El latinoamericanismo de Fuentes

Rafael Rojas

Mucho y bien se ha escrito en los últimos días sobre Carlos Fuentes. Se ha evocado la renovación de la narrativa mexicana que produjeron sus primeras novelas: La región más transparente (1958), La muerte de Artemio Cruz (1962), Aura (1962).

Se ha recapitulado su larga trayectoria de intelectual público, favorable siempre a la democratización de México y emblemática de la evolución de tantos escritores latinoamericanos, que en la segunda mitad del siglo XX transitaron de la izquierda revolucionaria a la izquierda democrática.

Lo que no se ha destacado lo suficiente en estos días es que Carlos Fuentes fue uno de los pocos escritores mexicanos que incorporaron, desde los inicios de su carrera, una visión de América Latina a su poética y su política. Nacido en Panamá, vivió de niño y adolescente en Río de Janeiro, Montevideo, Buenos Aires, Quito y Santiago de Chile, ciudades en las que su padre fue diplomático. Cuando se establece finalmente en México, en edad universitaria, ya el escritor poseía un perfil latinoamericano, ajeno a muchos de sus contemporáneos.

No es raro que ese latinoamericanismo llevara a Fuentes a ser un entusiasta defensor de la generación del boom, a la que pertenecía por derecho propio, de la Revolución Cubana en los 60, de Salvador Allende y Unidad Popular en Chile en los 70 y de las revoluciones nicaragüense y salvadoreña en los 80. En su apoyo a esas revoluciones, Fuentes no hacía más que proyectar la mirada de un hijo de la Revolución Mexicana, que buscaba la estela de esta última en otros países de la región.

El latinoamericanismo de Fuentes se reflejó en sus simpatías y amistades políticas, que fueron muchas y disímiles, y en su idea de la literatura continental. Desde los años 60, en pleno boom, Fuentes, como Vargas Llosa, hizo algunas aproximaciones críticas al fenómeno, que pueden leerse en su ensayo La novela hispanoamericana (1969). Un texto que iría reescribiendo y renovando en libros de las décadas siguientes, como Geografía de la novela (1993) y La gran novela latinoamericana (2011), uno de sus últimos ensayos.

La idea histórica de América Latina de Fuentes se puso a prueba en el contexto del quinto centenario de la llegada de Colón al Caribe. Valiente Nuevo Mundo (1990) y El espejo enterrado (1992) son dos buenas muestras de la misma y de los límites y estereotipos que el discurso de la identidad cultural latinoamericana podía reproducir, incluso, en la prosa hábil y vanguardista de Fuentes. La historiografía de las dos últimas décadas ha desestabilizado los lugares comunes de aquellos libros, pero éstos han quedado como notables intervenciones históricas de un escritor que se atrevió a rebasar las fronteras locales de su cultura.

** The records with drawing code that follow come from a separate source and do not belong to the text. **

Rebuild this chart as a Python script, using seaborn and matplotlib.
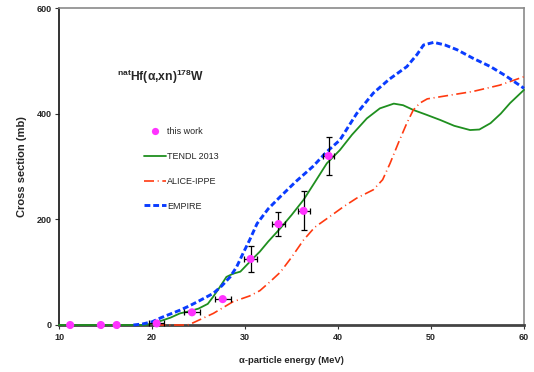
import matplotlib
matplotlib.use("Agg")
import matplotlib.pyplot as plt
import seaborn as sns
import pandas as pd
from matplotlib.lines import Line2D

# ---- data ----
tendl_e = [10, 19.3, 20, 21, 22, 23, 24, 25, 26, 26.6, 27.3, 28, 28.7, 29.5, 30.7, 31.6, 32.5,
           33.8, 35, 36.3, 37.5, 38.8, 40.2, 41.5, 43.1, 44.5, 46.0, 47, 48.1, 49.5, 51.0, 52.5,
           54.2, 55.2, 56.4, 57.5, 58.5, 60]
tendl_y = [0, 0, 3, 8, 14, 22, 26, 31, 40, 54, 72, 91, 97, 101, 123, 139, 158,
           183, 208, 237, 270, 306, 331, 360, 391, 410, 419, 416, 407, 398, 388, 377,
           369, 370, 382, 400, 420, 445]

empire_e = [18, 19, 20, 21, 22, 23, 24, 25, 26.6, 27.5, 28.4, 29.1, 29.8, 30.5, 31.3, 32.5,
            33.8, 35.5, 37.3, 38.8, 40.2, 42, 43.8, 45.5, 47.4, 48.5, 49.2, 50.3, 51.5, 52.8,
            54.5, 56.4, 58, 60]
empire_y = [0, 2, 6, 14, 21, 28, 36, 45, 60, 74, 91, 110, 136, 161, 192, 220,
            243, 272, 300, 328, 350, 400, 439, 465, 489, 512, 530, 535, 530, 521,
            505, 489, 472, 448]

alice_e = [20.4, 23.8, 24.4, 26.6, 28.7, 30.5, 31.6, 32.7, 33.8, 35, 36.3, 37.5, 39.1, 40.6,
           42, 43.8, 44.8, 45.6, 46.5, 47.4, 48.1, 48.8, 49.6, 51.0, 54.5, 57.4, 60]
alice_y = [0, 0, 4, 22, 44, 55, 65, 82, 100, 128, 161, 185, 205, 224,
           240, 256, 275, 306, 345, 382, 407, 420, 428, 432, 442, 454, 470]

exp_e = [11.2, 14.5, 16.2, 20.5, 24.3, 27.6, 30.6, 33.6, 36.3, 39.0]
exp_y = [0, 0, 0, 3, 24, 49, 125, 191, 216, 320]
exp_dy = [0, 0, 0, 0, 0, 0, 24, 22, 37, 36]
exp_dx = [0, 0, 0, 0.8, 0.9, 0.85, 0.72, 0.65, 0.65, 0.6]

x_ticks = [10, 20, 30, 40, 50, 60]
y_ticks = [0, 200, 400, 600]

# ---- style ----
sns.set_style("ticks")
plt.rcParams["font.family"] = ["Liberation Sans", "DejaVu Sans"]
plt.rcParams["mathtext.fontset"] = "custom"
plt.rcParams["mathtext.bf"] = "Liberation Sans:bold"
plt.rcParams["mathtext.rm"] = "Liberation Sans:bold"

fig = plt.figure(figsize=(5.34, 3.72), dpi=100)
ax = fig.add_axes([59 / 534, 1 - 325 / 372, 465 / 534, 317 / 372])

green = "#1f8f1f"
red = "#ff3a10"
blue = "#0a3cff"
magenta = "#ff33ff"

df_t = pd.DataFrame({"E": tendl_e, "y": tendl_y})
df_e = pd.DataFrame({"E": empire_e, "y": empire_y})
df_a = pd.DataFrame({"E": alice_e, "y": alice_y})
df_x = pd.DataFrame({"E": exp_e, "y": exp_y})

sns.lineplot(data=df_t, x="E", y="y", ax=ax, color=green, lw=1.3, sort=False,
             estimator=None, clip_on=False, zorder=3)
sns.lineplot(data=df_a, x="E", y="y", ax=ax, color=red, lw=1.2, sort=False,
             estimator=None, linestyle=(0, (6, 2.2, 0.6, 2.2)), clip_on=False, zorder=3)
sns.lineplot(data=df_e, x="E", y="y", ax=ax, color=blue, lw=2.1, sort=False,
             estimator=None, linestyle=(0, (2.0, 1.0)), clip_on=False, zorder=4)

ax.errorbar(exp_e, exp_y, yerr=exp_dy, xerr=exp_dx, fmt="none", ecolor="black",
            elinewidth=0.9, capsize=2, capthick=0.9, zorder=5, clip_on=False)
sns.scatterplot(data=df_x, x="E", y="y", ax=ax, color=magenta, s=34, edgecolor="none",
                zorder=6, clip_on=False)

ax.set_xlim(10, 60)
ax.set_ylim(0, 600)
ax.set_xticks(x_ticks)
ax.set_yticks(y_ticks)
ax.set_xticklabels([str(t) for t in x_ticks], fontsize=6.5, fontweight="bold")
ax.set_yticklabels([str(t) for t in y_ticks], fontsize=6.5, fontweight="bold")
ax.tick_params(axis="both", direction="out", length=3, width=0.8, pad=2.5, color="#333333")

ax.set_xlabel("α-particle energy (MeV)", fontsize=6.8, fontweight="bold", labelpad=11)
ax.set_ylabel("Cross section (mb)", fontsize=8, fontweight="bold", labelpad=10)
ax.yaxis.set_label_coords(-(59 - 21.7) / 465, 0.5)
ax.xaxis.set_label_coords(0.5, -(360.7 - 325) / 317)
ax.xaxis.label.set_va("center")
ax.yaxis.label.set_va("center")

for s in ["top", "right"]:
    ax.spines[s].set_color("#8a8a8a")
    ax.spines[s].set_linewidth(1.2)
ax.spines["left"].set_color("#111111")
ax.spines["left"].set_linewidth(1.2)
ax.spines["bottom"].set_color("#444444")
ax.spines["bottom"].set_linewidth(2.0)

ax.text((117 - 59) / 465, (325 - 77) / 317, r"$^{\mathbf{nat}}$Hf(α,xn)$^{\mathbf{178}}$W",
        transform=ax.transAxes, fontsize=8.7, fontweight="bold", ha="left", va="center")

handles = [
    Line2D([], [], marker="o", color=magenta, linestyle="none", markersize=5.2,
           markeredgecolor="none"),
    Line2D([], [], color=green, lw=1.3),
    Line2D([], [], color=red, lw=1.2, linestyle=(0, (6, 2.2, 0.6, 2.2))),
    Line2D([], [], color=blue, lw=2.1, linestyle=(0, (2.0, 1.0))),
]
labels = ["this work", "TENDL 2013", "ALICE-IPPE", "EMPIRE"]
ax.legend(handles, labels, loc="upper left", bbox_to_anchor=(0.183, 0.624), frameon=False,
          fontsize=6.5, labelspacing=1.75, handlelength=2.4, handletextpad=0.15,
          borderpad=0, borderaxespad=0)

fig.savefig("out.png", dpi=100)
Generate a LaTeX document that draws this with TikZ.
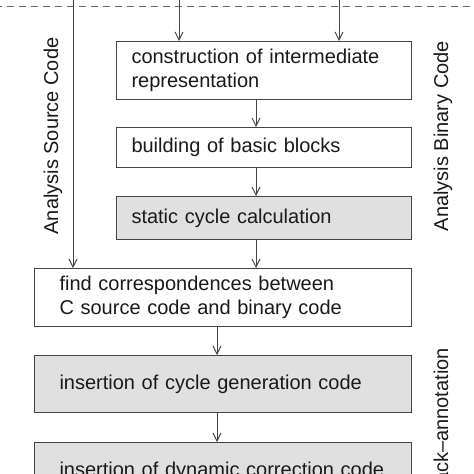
\documentclass[tikz,border=0pt]{standalone}
\usepackage{fontspec}
\setmainfont{Liberation Sans}
\usetikzlibrary{arrows.meta}
\definecolor{ln}{HTML}{444444}
\definecolor{fillg}{HTML}{E0E0E0}
\definecolor{txt}{HTML}{1A1A1A}
\tikzset{
  box/.style={draw=ln, line width=1pt, rectangle, anchor=north west, align=left, inner ysep=0pt, text=txt, font=\fontsize{20}{24}\selectfont},
  shaded/.style={box, fill=fillg},
  arr/.style={draw=ln, line width=1pt, -{Straight Barb[length=8pt,width=8pt,line width=1pt]}},
  lbl/.style={rotate=90, text=txt, font=\fontsize{20}{24}\selectfont, inner sep=0pt}
}
\begin{document}
\begin{tikzpicture}[x=1pt,y=-1pt]
\clip (0,0) rectangle (474,474);
\fill[white] (0,0) rectangle (474,474);
% dashed separator
\coordinate (dl) at (0,6);
\coordinate (dr) at (474,6);
\draw[ln!80, line width=0.8pt, dash pattern=on 7pt off 5pt, dash phase=-7pt] (dl) -- (dr);
% boxes
\node[box, minimum width=295pt, minimum height=58pt, text width=265pt, inner xsep=15pt] (b1) at (116,41) {construction of intermediate\\representation};
\node[box, minimum width=295pt, minimum height=40pt, text width=265pt, inner xsep=15pt] (b2) at (116,127) {building of basic blocks};
\node[shaded, minimum width=295pt, minimum height=43pt, text width=265pt, inner xsep=15pt] (b3) at (116,196) {static cycle calculation};
\node[box, minimum width=377pt, minimum height=58pt, text width=327pt, inner xsep=25pt] (b4) at (34,268) {find correspondences between\\C source code and binary code};
\node[shaded, minimum width=377pt, minimum height=57pt, text width=327pt, inner xsep=25pt] (b5) at (34,355) {insertion of cycle generation code};
\node[shaded, minimum width=377pt, minimum height=58pt, text width=327pt, inner xsep=25pt] (b6) at (34,442) {\makebox[327pt][l]{insertion of dynamic correction code}};
% connector coordinates
\coordinate (t1) at (179,0);
\coordinate (t2) at (339,0);
\coordinate (ts) at (73,0);
\coordinate (xa) at (256,0);
\coordinate (xb) at (217,0);
\draw[arr] (t1) -- (t1 |- b1.north);
\draw[arr] (t2) -- (t2 |- b1.north);
\draw[arr] (ts) -- (ts |- b4.north);
\draw[arr] (xa |- b1.south) -- (xa |- b2.north);
\draw[arr] (xa |- b2.south) -- (xa |- b3.north);
\draw[arr] (xa |- b3.south) -- (xa |- b4.north);
\draw[arr] (xb |- b4.south) -- (xb |- b5.north);
\draw[arr] (xb |- b5.south) -- (xb |- b6.north);
% side labels
\node[lbl, anchor=base] (ls) at (58,136) {Analysis Source Code};
\node[lbl, anchor=base] (lb) at (448,136) {Analysis Binary Code};
\node[lbl, anchor=base east] (la) at (448,348) {Back--annotation};
\end{tikzpicture}
\end{document}
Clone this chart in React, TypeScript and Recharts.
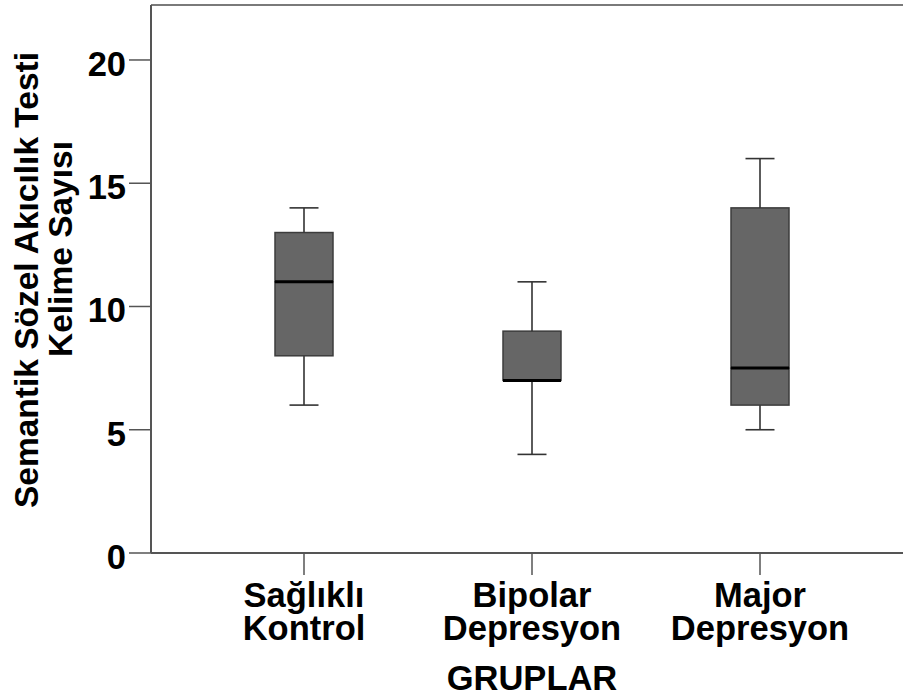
import { BarChart, Bar, XAxis, YAxis, ReferenceLine } from "recharts";

const groups = ["Sağlıklı Kontrol", "Bipolar Depresyon", "Major Depresyon"];
const whiskerLow = [6, 4, 5];
const q1 = [8, 7, 6];
const medians = [11, 7, 7.5];
const q3 = [13, 9, 14];
const whiskerHigh = [14, 11, 16];
const yTicks = [0, 5, 10, 15, 20];
const Y_MAX = 22.23;

// stacked segments: invisible base, lower whisker, box halves, upper whisker
const data = groups.map((group, i) => ({
  group,
  base: whiskerLow[i],
  lowerWhisker: q1[i] - whiskerLow[i],
  lowerBox: medians[i] - q1[i],
  upperBox: q3[i] - medians[i],
  upperWhisker: whiskerHigh[i] - q3[i],
}));

const FONT = "'Liberation Sans', Arial, sans-serif";
const AXIS = "#555555";
const BOX_FILL = "#666666";
const BOX_STROKE = "#3c3c3c";
const CAP = 29;
const FS = 34.5;

const Empty = () => <g />;

const LowerWhisker = (props: any) => {
  const { x, y, width, height } = props;
  const cx = x + width / 2;
  return (
    <g stroke="#333333" strokeWidth={1.6}>
      <line x1={cx} y1={y} x2={cx} y2={y + height} />
      <line x1={cx - CAP / 2} y1={y + height} x2={cx + CAP / 2} y2={y + height} />
    </g>
  );
};

const UpperWhisker = (props: any) => {
  const { x, y, width, height } = props;
  const cx = x + width / 2;
  return (
    <g stroke="#333333" strokeWidth={1.6}>
      <line x1={cx} y1={y} x2={cx} y2={y + height} />
      <line x1={cx - CAP / 2} y1={y} x2={cx + CAP / 2} y2={y} />
    </g>
  );
};

const LowerBox = (props: any) => {
  const { x, y, width, height } = props;
  if (!height) return <g />;
  return <rect x={x} y={y} width={width} height={height} fill={BOX_FILL} stroke={BOX_STROKE} strokeWidth={1.5} />;
};

const UpperBox = (props: any) => {
  const { x, y, width, height } = props;
  return (
    <g>
      <rect x={x} y={y} width={width} height={height} fill={BOX_FILL} stroke={BOX_STROKE} strokeWidth={1.5} />
      <line x1={x} y1={y + height} x2={x + width} y2={y + height} stroke="#000" strokeWidth={3} />
    </g>
  );
};

const YTick = (props: any) => {
  const { y, payload } = props;
  return (
    <text x={126} y={y + 16} textAnchor="end" fontFamily={FONT} fontWeight="bold" fontSize={FS} fill="#000">
      {payload.value}
    </text>
  );
};

const XTick = (props: any) => {
  const { x, payload } = props;
  const [first, second] = String(payload.value).split(" ");
  return (
    <g fontFamily={FONT} fontWeight="bold" fontSize={FS} fill="#000" textAnchor="middle">
      <text x={x} y={607}>{first}</text>
      <text x={x} y={640}>{second}</text>
    </g>
  );
};

const YTitle = () => (
  <g fontFamily={FONT} fontWeight="bold" fontSize={33.5} fill="#000" textAnchor="middle">
    <text x={38} y={280} transform="rotate(-90, 38, 280)">Semantik Sözel Akıcılık Testi</text>
    <text x={72} y={249} transform="rotate(-90, 72, 249)">Kelime Sayısı</text>
  </g>
);

const XTitle = () => (
  <text x={532} y={690} textAnchor="middle" fontFamily={FONT} fontWeight="bold" fontSize={FS} fill="#000">
    GRUPLAR
  </text>
);

export default function App() {
  return (
    <div style={{ position: "absolute", left: 0, top: 0, background: "#fff" }}>
      <BarChart width={903} height={696} data={data} margin={{ top: 5, right: 0, bottom: 0, left: 0 }}>
        <XAxis
          dataKey="group"
          height={143}
          padding={{ left: 39, right: 29 }}
          axisLine={{ stroke: AXIS, strokeWidth: 2 }}
          tickLine={{ stroke: AXIS, strokeWidth: 1.5 }}
          tickSize={22}
          tick={<XTick />}
          interval={0}
          label={{ content: <XTitle /> }}
        />
        <YAxis
          width={151}
          domain={[0, Y_MAX]}
          ticks={yTicks}
          allowDataOverflow
          axisLine={{ stroke: AXIS, strokeWidth: 2 }}
          tickLine={{ stroke: AXIS, strokeWidth: 1.5 }}
          tickSize={22}
          tick={<YTick />}
          label={{ content: <YTitle /> }}
        />
        <ReferenceLine y={Y_MAX} stroke="#7a7a7a" strokeWidth={2} />
        <Bar dataKey="base" stackId="box" barSize={58} shape={<Empty />} isAnimationActive={false} />
        <Bar dataKey="lowerWhisker" stackId="box" barSize={58} shape={<LowerWhisker />} isAnimationActive={false} />
        <Bar dataKey="lowerBox" stackId="box" barSize={58} shape={<LowerBox />} isAnimationActive={false} />
        <Bar dataKey="upperBox" stackId="box" barSize={58} shape={<UpperBox />} isAnimationActive={false} />
        <Bar dataKey="upperWhisker" stackId="box" barSize={58} shape={<UpperWhisker />} isAnimationActive={false} />
      </BarChart>
    </div>
  );
}
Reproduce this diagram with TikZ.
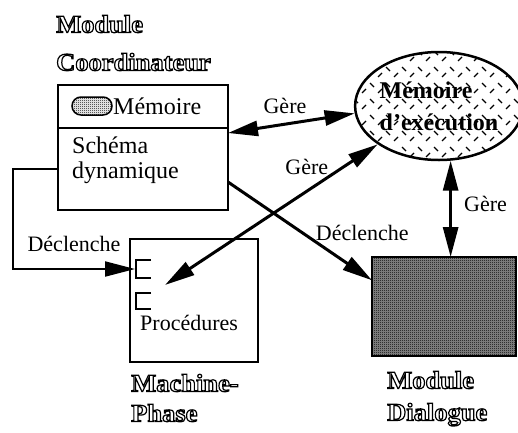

Con la misma pasión que se opuso a las dictaduras militares latinoamericanas, entre los años 60 y 80, Fuentes defendió las transiciones a la democracia en el continente a fines del siglo XX. Su crítica al autoritarismo de algunas izquierdas latinoamericanas en el poder fue consecuente. Pudo haberse equivocado en algún posicionamiento público y pudo haber reproducido ciertos estereotipos históricos, pero la mirada latinoamericana de Carlos Fuentes es un alegato vivo contra los nacionalismos estrechos en América.